- _The exercise_
Restate exactly the lines that run from the start of the records below to the line containing "import pandas as pd", counting both ends, and nothing else; pictures stay out.

(Entries with chart source code)
++++++++
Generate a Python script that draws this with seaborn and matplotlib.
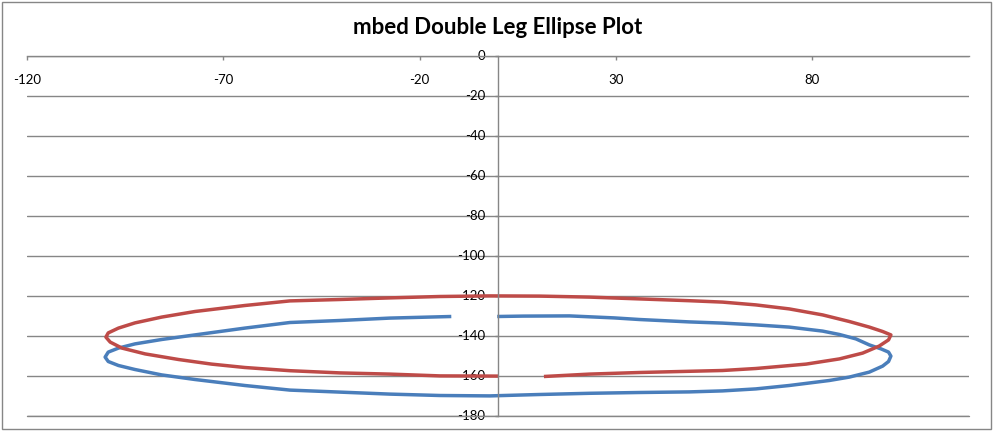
import matplotlib
matplotlib.use("Agg")
import matplotlib.pyplot as plt
from matplotlib.patches import Rectangle
import seaborn as sns
import pandas as pd

# ---- data ----
blue_x = [-0.2, 6.4, 18.2, 29.6, 36, 48.7, 57.2, 65.7, 74.2, 82.7,
          87, 91.2, 94.6, 97.6, 99.5, 100.1, 99.5, 98.0, 94.6, 89.5,
          84.4, 74.2, 65.7, 57.2, 48.7, 36, 23.3, 10.6, -2.1, -14.8,
          -27.6, -40.3, -53, -64.5, -77.2, -85.7, -92.5, -96.7, -99.3, -100.1,
          -99.3, -96.7, -92.5, -85.7, -77.2, -64.5, -53, -40.3, -27.6, -11.9]
blue_y = [-130.5, -130.3, -130.2, -131.2, -132, -133.2, -133.8, -134.7, -135.8, -137.8,
          -139.5, -141.7, -144.7, -146.7, -148.3, -150.3, -153, -155.3, -158.3, -160.8,
          -162.5, -165, -166.7, -167.7, -168.2, -168.5, -168.9, -169.5, -170.2, -170,
          -169.3, -168.3, -167.3, -165, -162, -159.7, -157, -155, -153, -150.8,
          -148.3, -146.3, -144.2, -142, -139.7, -136.3, -133.5, -132.5, -131.3, -130.5]

red_x = [11.7, 23.3, 36, 48.7, 57.2, 65.7, 78.5, 87, 92.9, 97.1,
         99.5, 100.1, 98.0, 94.6, 89.5, 82.7, 74.2, 65.7, 57.2, 48.7,
         36, 23.3, 10.6, -2.1, -14.8, -27.6, -40.3, -53, -64.5, -77.2,
         -85.7, -92.5, -96.7, -99.3, -99.9, -98.8, -95.8, -89.9, -81.4, -73,
         -64.5, -53, -40.3, -27.6, -14.8, 0.2]
red_y = [-160.5, -159.3, -158.5, -157.9, -157.5, -156.5, -154.3, -151.7, -148.8, -145.3,
         -142.2, -139.7, -138, -135.8, -133, -129.7, -126.7, -124.7, -123.3, -122.6,
         -121.7, -120.8, -120.3, -120.2, -120.5, -121.2, -122, -122.7, -125, -128,
         -130.8, -133.7, -136.3, -138.7, -140.8, -143.3, -146.3, -149.2, -152, -154.3,
         -156, -157.6, -158.7, -159.3, -160.2, -160.3]

x_ticks = [-120, -70, -20, 30, 80]
y_ticks = [0, -20, -40, -60, -80, -100, -120, -140, -160, -180]
title = "mbed Double Leg Ellipse Plot"

# ---- style ----
sns.set_theme(style="white")
plt.rcParams['font.family'] = ['Lato', 'DejaVu Sans']

grid_col = "#868686"
blue_col = "#4A7EBB"
red_col = "#BE4B48"

fig = plt.figure(figsize=(9.96, 4.32), dpi=100)
ax = fig.add_axes([27/996, 1 - 415.5/432, (969 - 27)/996, 360/432])

df_b = pd.DataFrame({"x": blue_x, "y": blue_y})
df_r = pd.DataFrame({"x": red_x, "y": red_y})
sns.lineplot(data=df_b, x="x", y="y", sort=False, estimator=None, color=blue_col,
             linewidth=2.5, ax=ax, solid_capstyle="butt", solid_joinstyle="round")
sns.lineplot(data=df_r, x="x", y="y", sort=False, estimator=None, color=red_col,
             linewidth=2.5, ax=ax, solid_capstyle="butt", solid_joinstyle="round")

ax.set_xlim(-120, 120)
ax.set_ylim(-180, 0)
ax.set_xticks(x_ticks)
ax.set_yticks(y_ticks)
ax.set_xticklabels([str(v) for v in x_ticks])
ax.set_yticklabels([str(v) for v in y_ticks])
ax.set_xlabel("")
ax.set_ylabel("")

ax.yaxis.grid(True, color=grid_col, linewidth=1.0)
ax.xaxis.grid(False)
ax.set_axisbelow(True)
# bottom gridline sits on the axes edge; draw it unclipped
ax.axhline(y_ticks[-1], color=grid_col, linewidth=1.0, clip_on=False, zorder=1)

for s in ["bottom", "right"]:
    ax.spines[s].set_visible(False)
ax.spines["top"].set_color(grid_col)
ax.spines["top"].set_linewidth(1.0)
ax.spines["left"].set_position(("data", 0))
ax.spines["left"].set_color(grid_col)
ax.spines["left"].set_linewidth(1.0)

ax.tick_params(axis="x", top=True, bottom=False, labeltop=True, labelbottom=False,
               direction="in", length=3, width=1.0, color=grid_col, pad=-22,
               labelsize=9.5, labelcolor="black")
ax.tick_params(axis="y", left=True, direction="out", length=2, width=1.0, color=grid_col,
               pad=7, labelsize=9.5, labelcolor="black")

fig.text(0.5, 1 - 27/432, title, ha="center", va="center", fontsize=16,
         fontweight="bold", color="black")

fig.patches.append(Rectangle((2/996, 3/432), 989/996, 427/432, transform=fig.transFigure,
                             fill=False, edgecolor=grid_col, linewidth=1.0))

fig.savefig("out.png", dpi=100)
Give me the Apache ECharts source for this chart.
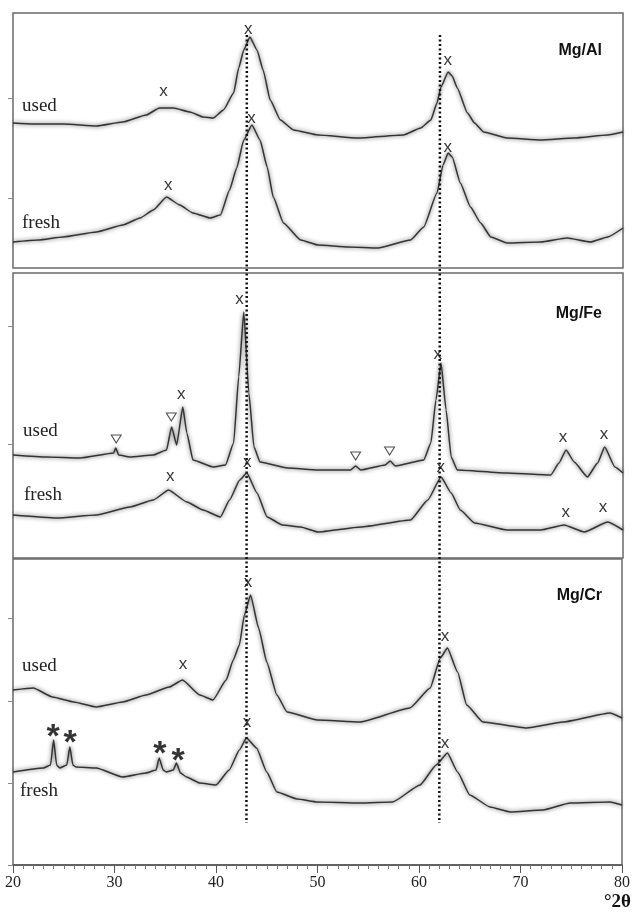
<!DOCTYPE html>
<html>
<head>
<meta charset="utf-8">
<script src="https://cdn.jsdelivr.net/npm/echarts@6/dist/echarts.min.js"></script>
<style>
  html, body { margin: 0; padding: 0; background: #fff; }
  #main { width: 633px; height: 920px; }
</style>
</head>
<body>
<div id="main"></div>
<script>
// XRD patterns, [°2θ, intensity (a.u., stacked offset)]
var alUsed = [[20,145],[22,144],[25,144],[28.2,142],[30.8,146],[33.1,153],[34.4,160],[35.8,160],[37.4,156],[38.7,151],[39.7,150],[40.7,158],[41.7,175],[42.2,200],[42.7,218],[43.3,231],[44,218],[44.6,198],[45.3,168],[46.3,148],[47.6,138],[50,133],[53.9,130],[58.4,133],[60.1,140],[61.1,148],[61.7,165],[62.1,181],[62.8,196],[63.2,192],[63.7,180],[64.7,155],[65.4,145],[66.3,136],[68.6,130],[71.9,128],[75.2,130],[78.5,133],[80,136]];
var alFresh = [[20,26],[22.5,28],[24.9,31],[28.2,36],[30.8,43],[32.5,50],[33.8,58],[35.1,71],[36.4,63],[37.7,55],[39.4,50],[40.4,53],[41.3,78],[42,100],[42.7,128],[43.5,143],[44.3,128],[45,101],[45.6,71],[46.6,45],[48.3,28],[50,23],[53,21],[55.9,20],[59.1,28],[60.4,41],[61.7,75],[62.3,103],[62.8,115],[63.2,111],[64,85],[65,61],[66,45],[67,31],[68.6,25],[71.9,26],[74.5,30],[76.8,26],[78.5,31],[80,40]];
var feUsed = [[20,103],[23.3,101],[26.6,100],[29.9,105],[30.1,110],[30.4,103],[31.5,101],[33.8,103],[35.1,108],[35.6,131],[36.1,113],[36.7,151],[37.1,125],[37.7,98],[39.7,91],[40.9,93],[41.7,115],[42.2,181],[42.7,246],[43.2,165],[43.7,111],[44.3,96],[47,90],[50,88],[53.2,88],[53.7,92],[54.2,88],[56.6,93],[57.1,97],[57.6,92],[60.4,98],[61.1,115],[61.6,158],[62.1,195],[62.6,148],[63.1,101],[63.7,88],[68.6,85],[72.9,83],[73.7,95],[74.4,108],[75.2,96],[76.5,81],[77.5,95],[78.2,111],[79.2,91],[80,85]];
var feFresh = [[20,43],[24.3,40],[28.2,43],[31.5,51],[33.8,58],[35.3,68],[37.1,56],[38.7,48],[40.4,41],[41.3,58],[42.3,78],[43,85],[44,65],[45,41],[46.5,33],[48.3,31],[50,26],[54.2,31],[59.1,38],[60.8,58],[62.1,81],[63.1,65],[64,48],[65.4,35],[68.6,28],[71.9,28],[74.2,33],[76.2,26],[78.5,36],[80,28]];
var crUsed = [[20,175],[22,177],[23.9,168],[26,163],[28.2,158],[30.8,163],[33.1,170],[35.4,178],[36.7,185],[38.4,170],[39.7,165],[41,185],[41.7,205],[42.3,220],[42.8,250],[43.4,270],[44.2,237],[45,203],[46,170],[47,153],[50,145],[54.2,143],[59.1,157],[61.1,177],[62.1,207],[62.8,217],[63.8,193],[64.7,160],[66.3,143],[70.6,137],[74.2,143],[78.8,152],[80,147]];
var crFresh = [[20,93],[23,97],[23.7,100],[24,125],[24.3,100],[24.6,97],[25.3,100],[25.6,118],[25.9,100],[26.2,98],[28.2,97],[30.8,88],[33.1,92],[34.1,95],[34.4,107],[34.8,95],[35.1,93],[35.8,95],[36.1,102],[36.5,92],[37.1,88],[38.4,82],[40,80],[41.3,95],[42.3,115],[43,127],[44,117],[45,93],[46,73],[48,66],[50,63],[54.2,62],[57.4,63],[60.1,80],[61.7,100],[62.8,112],[63.8,93],[65,70],[67,58],[69,53],[72.2,55],[74.9,62],[78.8,63],[80,60]];

// phase marks [°2θ, intensity]
var alPeaks = [[34.8,177],[43.15,239],[35.27,83],[43.45,150],[62.76,208],[62.76,121]];
var fePeaks = [[42.27,259],[36.55,164],[35.47,82],[43.05,96],[61.77,204],[74.09,121],[78.13,124],[62.07,91],[74.38,46],[78.03,51]];
var feSpinel = [[30.15,119],[35.57,141],[53.7,102],[57.04,107]];
var crPeaks = [[43.15,283],[36.75,201],[43.05,143],[62.56,229],[62.56,122]];
var crOxide = [[23.94,135],[25.62,129],[34.48,118],[36.26,111]];

var xTicks = [20, 30, 40, 50, 60, 70, 80];
var refLines = [43, 62];
var panelNames = ['Mg/Al', 'Mg/Fe', 'Mg/Cr'];
var yMax = [255, 285, 306];
var yTicks = [[70, 170], [114, 232], [0, 82, 164, 247]];

var chart = echarts.init(document.getElementById('main'));

var grids = [
  {left: 13, right: 10, top: 13, height: 255},
  {left: 13, right: 10, top: 273, height: 285},
  {left: 13, right: 10, top: 559, height: 306}
];
grids.forEach(function (g) {
  g.show = true; g.borderColor = '#6a6a6a'; g.borderWidth = 1.5; g.backgroundColor = 'transparent';
});

var xAxes = grids.map(function (g, i) {
  var last = i === 2;
  return {
    type: 'value', gridIndex: i, min: 20, max: 80, interval: 10,
    axisLine: {show: last, lineStyle: {color: '#555', width: 1.5}},
    axisTick: {show: last, length: 8, lineStyle: {color: '#555'}},
    minorTick: {show: last, splitNumber: 10, length: 4, lineStyle: {color: '#777'}},
    axisLabel: {
      show: last, margin: 10, color: '#222', fontSize: 16,
      fontFamily: 'Liberation Serif, Times New Roman, serif',
      customValues: xTicks
    },
    splitLine: {show: false}
  };
});

var yAxes = grids.map(function (g, i) {
  return {
    type: 'value', gridIndex: i, min: 0, max: yMax[i],
    axisLine: {show: false},
    axisTick: {show: true, length: 5, customValues: yTicks[i], lineStyle: {color: '#888'}},
    axisLabel: {show: false},
    splitLine: {show: false}
  };
});

function curve(data, idx) {
  return {
    type: 'line', xAxisIndex: idx, yAxisIndex: idx, data: data,
    showSymbol: false, silent: true, smooth: 0.15, smoothMonotone: 'x',
    lineStyle: {color: '#333', width: 1.5, shadowColor: 'rgba(0,0,0,0.7)', shadowBlur: 4}
  };
}

function marks(data, idx, txt, fontSize, weight, offset) {
  return {
    type: 'scatter', xAxisIndex: idx, yAxisIndex: idx, data: data,
    symbolSize: 2, itemStyle: {color: 'rgba(0,0,0,0)'}, silent: true, z: 5,
    label: {
      show: true, position: 'inside', formatter: txt, offset: offset || [0, 0],
      color: '#000', textBorderWidth: 0, fontSize: fontSize, fontWeight: weight,
      fontFamily: 'Arial, Liberation Sans, sans-serif'
    }
  };
}

function triangles(data, idx) {
  return {
    type: 'scatter', xAxisIndex: idx, yAxisIndex: idx, data: data,
    symbol: 'triangle', symbolRotate: 180, symbolSize: [10, 8], silent: true,
    itemStyle: {color: '#fff', borderColor: '#222', borderWidth: 1}
  };
}

var series = [
  curve(alUsed, 0), curve(alFresh, 0),
  curve(feUsed, 1), curve(feFresh, 1),
  curve(crUsed, 2), curve(crFresh, 2),
  marks(alPeaks, 0, 'x', 17, 'normal'), marks(fePeaks, 1, 'x', 17, 'normal'), marks(crPeaks, 2, 'x', 17, 'normal'),
  triangles(feSpinel, 1),
  marks(crOxide, 2, '*', 34, 'bold', [0, 8])
];

var serif = 'Liberation Serif, Times New Roman, serif';
var sampleText = [
  {x: 22, y: 108, t: 'used'}, {x: 22, y: 225, t: 'fresh'},
  {x: 23, y: 433, t: 'used'}, {x: 24, y: 497, t: 'fresh'},
  {x: 22, y: 668, t: 'used'}, {x: 20, y: 793, t: 'fresh'}
];
var graphics = sampleText.map(function (s) {
  return {type: 'text', left: s.x, top: s.y - 11,
    style: {text: s.t, font: '19px ' + serif, fill: '#222'}};
});
[52, 315, 597].forEach(function (y, i) {
  graphics.push({type: 'text', right: 31, top: y - 9,
    style: {text: panelNames[i], font: 'bold 16px Arial, Liberation Sans, sans-serif', fill: '#111'}});
});
graphics.push({type: 'text', right: 2, top: 893,
  style: {text: '°2θ', font: 'bold 19px ' + serif, fill: '#111'}});

chart.setOption({
  animation: false,
  backgroundColor: '#fff',
  grid: grids,
  xAxis: xAxes,
  yAxis: yAxes,
  series: series,
  graphic: graphics
});

// dotted reference lines running through all three panels
refLines.forEach(function (t) {
  var top = chart.convertToPixel({gridIndex: 0}, [t, 233]);
  var bot = chart.convertToPixel({gridIndex: 2}, [t, 42]);
  graphics.push({
    type: 'line', z: 10,
    shape: {x1: top[0], y1: top[1], x2: bot[0], y2: bot[1]},
    style: {stroke: '#111', lineWidth: 2.5, lineDash: [2, 2.5]}
  });
});
chart.setOption({graphic: graphics});
</script>
</body>
</html>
++++++++
- _Response to this exercise_
Generate a Python script that draws this with seaborn and matplotlib.
import matplotlib
matplotlib.use("Agg")
import matplotlib.pyplot as plt
from matplotlib.patches import Rectangle
import seaborn as sns
import pandas as pd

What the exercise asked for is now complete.